◆ What you will do
Retype all material exactly. Pictures stay out of the copy.

◆ Data extract
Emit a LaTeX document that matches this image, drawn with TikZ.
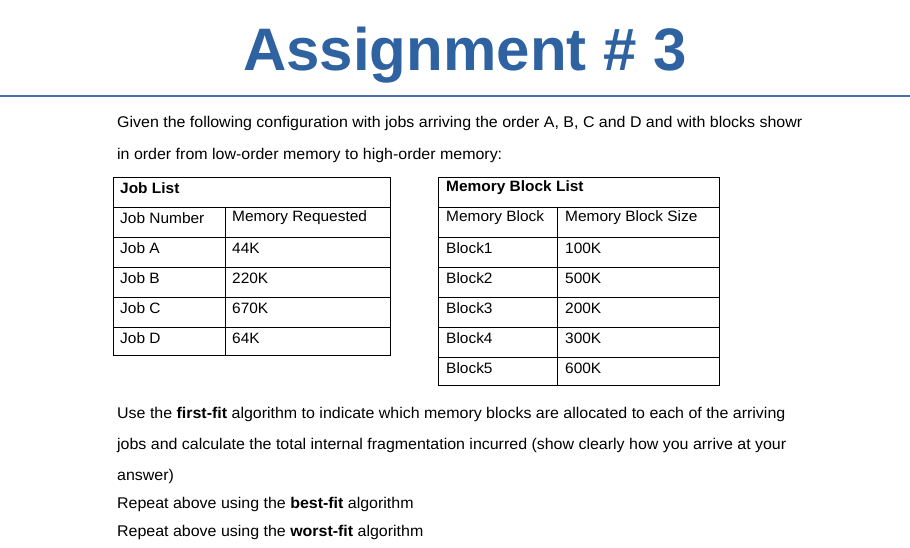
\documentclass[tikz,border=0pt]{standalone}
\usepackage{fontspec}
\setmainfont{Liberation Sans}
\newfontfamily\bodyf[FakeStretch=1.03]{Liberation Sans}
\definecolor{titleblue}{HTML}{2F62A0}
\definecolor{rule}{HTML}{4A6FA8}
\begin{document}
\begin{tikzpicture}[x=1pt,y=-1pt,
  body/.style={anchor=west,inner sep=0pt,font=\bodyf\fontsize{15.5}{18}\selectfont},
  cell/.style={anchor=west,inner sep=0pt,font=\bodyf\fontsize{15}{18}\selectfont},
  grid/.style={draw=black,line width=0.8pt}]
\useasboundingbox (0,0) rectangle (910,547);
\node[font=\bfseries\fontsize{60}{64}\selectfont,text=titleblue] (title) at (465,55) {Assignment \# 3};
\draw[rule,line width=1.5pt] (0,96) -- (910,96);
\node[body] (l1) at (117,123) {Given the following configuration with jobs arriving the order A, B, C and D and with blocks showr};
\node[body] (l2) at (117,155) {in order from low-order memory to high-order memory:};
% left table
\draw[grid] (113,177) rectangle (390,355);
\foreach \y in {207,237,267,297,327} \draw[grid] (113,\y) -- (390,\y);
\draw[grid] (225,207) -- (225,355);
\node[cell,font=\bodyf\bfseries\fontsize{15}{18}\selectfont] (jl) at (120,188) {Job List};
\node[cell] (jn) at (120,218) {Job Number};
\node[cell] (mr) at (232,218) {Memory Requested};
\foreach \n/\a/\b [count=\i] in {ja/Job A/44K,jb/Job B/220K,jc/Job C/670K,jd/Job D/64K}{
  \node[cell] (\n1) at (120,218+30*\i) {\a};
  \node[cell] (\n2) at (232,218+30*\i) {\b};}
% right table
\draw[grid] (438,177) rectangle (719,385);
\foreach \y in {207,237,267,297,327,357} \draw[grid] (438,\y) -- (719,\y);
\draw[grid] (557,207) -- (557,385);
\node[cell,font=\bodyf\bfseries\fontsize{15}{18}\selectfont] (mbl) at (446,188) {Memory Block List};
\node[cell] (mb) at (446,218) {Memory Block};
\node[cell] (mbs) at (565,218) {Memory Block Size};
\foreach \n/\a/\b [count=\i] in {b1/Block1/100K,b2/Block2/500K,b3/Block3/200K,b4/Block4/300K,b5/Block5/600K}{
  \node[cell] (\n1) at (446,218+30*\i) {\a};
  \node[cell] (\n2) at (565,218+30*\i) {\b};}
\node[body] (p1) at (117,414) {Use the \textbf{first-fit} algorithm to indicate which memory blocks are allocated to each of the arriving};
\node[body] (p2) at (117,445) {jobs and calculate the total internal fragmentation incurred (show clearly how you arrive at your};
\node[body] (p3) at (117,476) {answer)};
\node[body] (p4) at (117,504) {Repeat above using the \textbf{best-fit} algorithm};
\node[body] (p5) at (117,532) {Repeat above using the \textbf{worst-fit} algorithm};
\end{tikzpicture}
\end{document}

◆ The reply
Emit a LaTeX document that matches this image, drawn with TikZ.
\documentclass[tikz,border=0pt]{standalone}
\usepackage{fontspec}
\setmainfont{Liberation Sans}
\newfontfamily\bodyf[FakeStretch=1.03]{Liberation Sans}
\definecolor{titleblue}{HTML}{2F62A0}
\definecolor{rule}{HTML}{4A6FA8}
\begin{document}
\begin{tikzpicture}[x=1pt,y=-1pt,
  body/.style={anchor=west,inner sep=0pt,font=\bodyf\fontsize{15.5}{18}\selectfont},
  cell/.style={anchor=west,inner sep=0pt,font=\bodyf\fontsize{15}{18}\selectfont},
  grid/.style={draw=black,line width=0.8pt}]
\useasboundingbox (0,0) rectangle (910,547);
\node[font=\bfseries\fontsize{60}{64}\selectfont,text=titleblue] (title) at (465,55) {Assignment \# 3};
\draw[rule,line width=1.5pt] (0,96) -- (910,96);
\node[body] (l1) at (117,123) {Given the following configuration with jobs arriving the order A, B, C and D and with blocks showr};
\node[body] (l2) at (117,155) {in order from low-order memory to high-order memory:};
% left table
\draw[grid] (113,177) rectangle (390,355);
\foreach \y in {207,237,267,297,327} \draw[grid] (113,\y) -- (390,\y);
\draw[grid] (225,207) -- (225,355);
\node[cell,font=\bodyf\bfseries\fontsize{15}{18}\selectfont] (jl) at (120,188) {Job List};
\node[cell] (jn) at (120,218) {Job Number};
\node[cell] (mr) at (232,218) {Memory Requested};
\foreach \n/\a/\b [count=\i] in {ja/Job A/44K,jb/Job B/220K,jc/Job C/670K,jd/Job D/64K}{
  \node[cell] (\n1) at (120,218+30*\i) {\a};
  \node[cell] (\n2) at (232,218+30*\i) {\b};}
% right table
\draw[grid] (438,177) rectangle (719,385);
\foreach \y in {207,237,267,297,327,357} \draw[grid] (438,\y) -- (719,\y);
\draw[grid] (557,207) -- (557,385);
\node[cell,font=\bodyf\bfseries\fontsize{15}{18}\selectfont] (mbl) at (446,188) {Memory Block List};
\node[cell] (mb) at (446,218) {Memory Block};
\node[cell] (mbs) at (565,218) {Memory Block Size};
\foreach \n/\a/\b [count=\i] in {b1/Block1/100K,b2/Block2/500K,b3/Block3/200K,b4/Block4/300K,b5/Block5/600K}{
  \node[cell] (\n1) at (446,218+30*\i) {\a};
  \node[cell] (\n2) at (565,218+30*\i) {\b};}
\node[body] (p1) at (117,414) {Use the \textbf{first-fit} algorithm to indicate which memory blocks are allocated to each of the arriving};
\node[body] (p2) at (117,445) {jobs and calculate the total internal fragmentation incurred (show clearly how you arrive at your};
\node[body] (p3) at (117,476) {answer)};
\node[body] (p4) at (117,504) {Repeat above using the \textbf{best-fit} algorithm};
\node[body] (p5) at (117,532) {Repeat above using the \textbf{worst-fit} algorithm};
\end{tikzpicture}
\end{document}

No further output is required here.